→ THE INPUT

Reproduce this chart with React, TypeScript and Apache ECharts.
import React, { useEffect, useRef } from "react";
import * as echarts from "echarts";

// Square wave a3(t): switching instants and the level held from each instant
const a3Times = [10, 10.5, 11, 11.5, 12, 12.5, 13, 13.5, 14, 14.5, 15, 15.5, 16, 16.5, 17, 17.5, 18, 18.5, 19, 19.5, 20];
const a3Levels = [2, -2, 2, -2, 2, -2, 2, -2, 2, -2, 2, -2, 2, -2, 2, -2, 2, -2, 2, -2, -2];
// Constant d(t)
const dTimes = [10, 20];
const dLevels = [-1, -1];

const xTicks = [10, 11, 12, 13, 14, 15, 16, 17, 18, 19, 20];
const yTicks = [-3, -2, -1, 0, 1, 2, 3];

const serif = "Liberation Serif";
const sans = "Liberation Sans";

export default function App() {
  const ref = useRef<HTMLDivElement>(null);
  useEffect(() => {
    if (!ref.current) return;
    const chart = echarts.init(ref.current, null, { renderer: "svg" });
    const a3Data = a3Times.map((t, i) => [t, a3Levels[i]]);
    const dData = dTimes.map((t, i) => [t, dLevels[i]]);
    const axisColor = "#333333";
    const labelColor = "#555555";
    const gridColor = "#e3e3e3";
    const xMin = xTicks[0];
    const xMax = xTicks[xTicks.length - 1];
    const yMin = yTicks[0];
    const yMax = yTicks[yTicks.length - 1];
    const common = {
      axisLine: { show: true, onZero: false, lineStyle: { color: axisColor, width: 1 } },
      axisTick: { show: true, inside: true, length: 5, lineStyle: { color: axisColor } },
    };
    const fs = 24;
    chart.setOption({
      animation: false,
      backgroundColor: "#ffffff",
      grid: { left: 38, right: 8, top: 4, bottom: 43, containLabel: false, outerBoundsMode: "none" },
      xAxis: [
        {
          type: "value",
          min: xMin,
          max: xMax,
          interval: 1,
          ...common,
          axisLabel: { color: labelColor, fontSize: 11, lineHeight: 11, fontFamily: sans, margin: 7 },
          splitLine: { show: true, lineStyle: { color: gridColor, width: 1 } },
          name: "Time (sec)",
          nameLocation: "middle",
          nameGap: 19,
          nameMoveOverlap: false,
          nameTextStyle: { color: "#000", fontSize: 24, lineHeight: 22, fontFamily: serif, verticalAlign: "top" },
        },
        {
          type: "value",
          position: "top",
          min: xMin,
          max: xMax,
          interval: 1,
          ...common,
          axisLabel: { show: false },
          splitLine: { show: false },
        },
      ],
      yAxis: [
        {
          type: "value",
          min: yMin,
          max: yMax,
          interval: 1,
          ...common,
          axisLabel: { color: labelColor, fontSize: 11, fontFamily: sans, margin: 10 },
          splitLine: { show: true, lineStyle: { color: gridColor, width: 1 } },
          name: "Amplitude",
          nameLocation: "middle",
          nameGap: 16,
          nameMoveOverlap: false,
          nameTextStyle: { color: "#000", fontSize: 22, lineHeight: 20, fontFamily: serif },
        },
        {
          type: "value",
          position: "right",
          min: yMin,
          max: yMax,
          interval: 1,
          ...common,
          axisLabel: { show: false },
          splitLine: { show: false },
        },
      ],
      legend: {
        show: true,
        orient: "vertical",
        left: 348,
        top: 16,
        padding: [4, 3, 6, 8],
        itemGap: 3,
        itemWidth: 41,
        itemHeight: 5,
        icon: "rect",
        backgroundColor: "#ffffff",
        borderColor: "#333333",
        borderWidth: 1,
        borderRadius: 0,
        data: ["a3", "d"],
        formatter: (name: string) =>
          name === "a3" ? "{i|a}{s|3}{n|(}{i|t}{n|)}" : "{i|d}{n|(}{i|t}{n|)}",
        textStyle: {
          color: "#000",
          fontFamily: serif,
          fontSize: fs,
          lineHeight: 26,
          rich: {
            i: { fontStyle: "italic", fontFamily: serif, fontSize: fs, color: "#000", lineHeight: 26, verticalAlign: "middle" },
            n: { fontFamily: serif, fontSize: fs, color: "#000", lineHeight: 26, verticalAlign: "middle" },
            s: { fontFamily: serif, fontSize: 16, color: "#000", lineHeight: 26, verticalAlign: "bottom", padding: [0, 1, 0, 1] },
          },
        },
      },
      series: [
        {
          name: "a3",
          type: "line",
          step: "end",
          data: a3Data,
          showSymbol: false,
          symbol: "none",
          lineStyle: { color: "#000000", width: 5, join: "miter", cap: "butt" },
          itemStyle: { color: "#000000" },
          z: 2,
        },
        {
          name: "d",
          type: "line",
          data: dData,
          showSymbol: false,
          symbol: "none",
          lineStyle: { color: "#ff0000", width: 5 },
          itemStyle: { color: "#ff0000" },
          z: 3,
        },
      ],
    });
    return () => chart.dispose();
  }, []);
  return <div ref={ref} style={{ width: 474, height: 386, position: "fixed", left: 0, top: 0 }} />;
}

...

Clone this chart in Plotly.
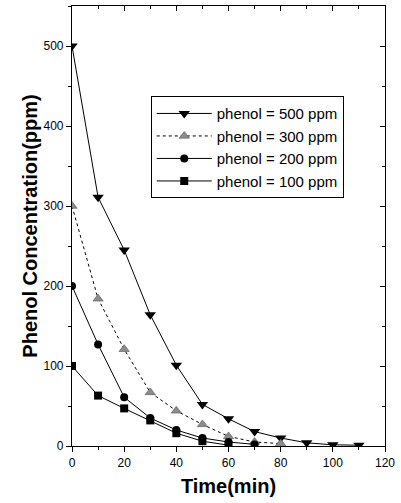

→ THE REQUEST
Nothing outside the span should appear: copy exactly from the line with "Reproduce this chart" through the line with "import * as".

→ ANSWER TO THE PROBLEM
Reproduce this chart with React, TypeScript and Apache ECharts.
import React, { useEffect, useRef } from "react";
import * as echarts from "echarts";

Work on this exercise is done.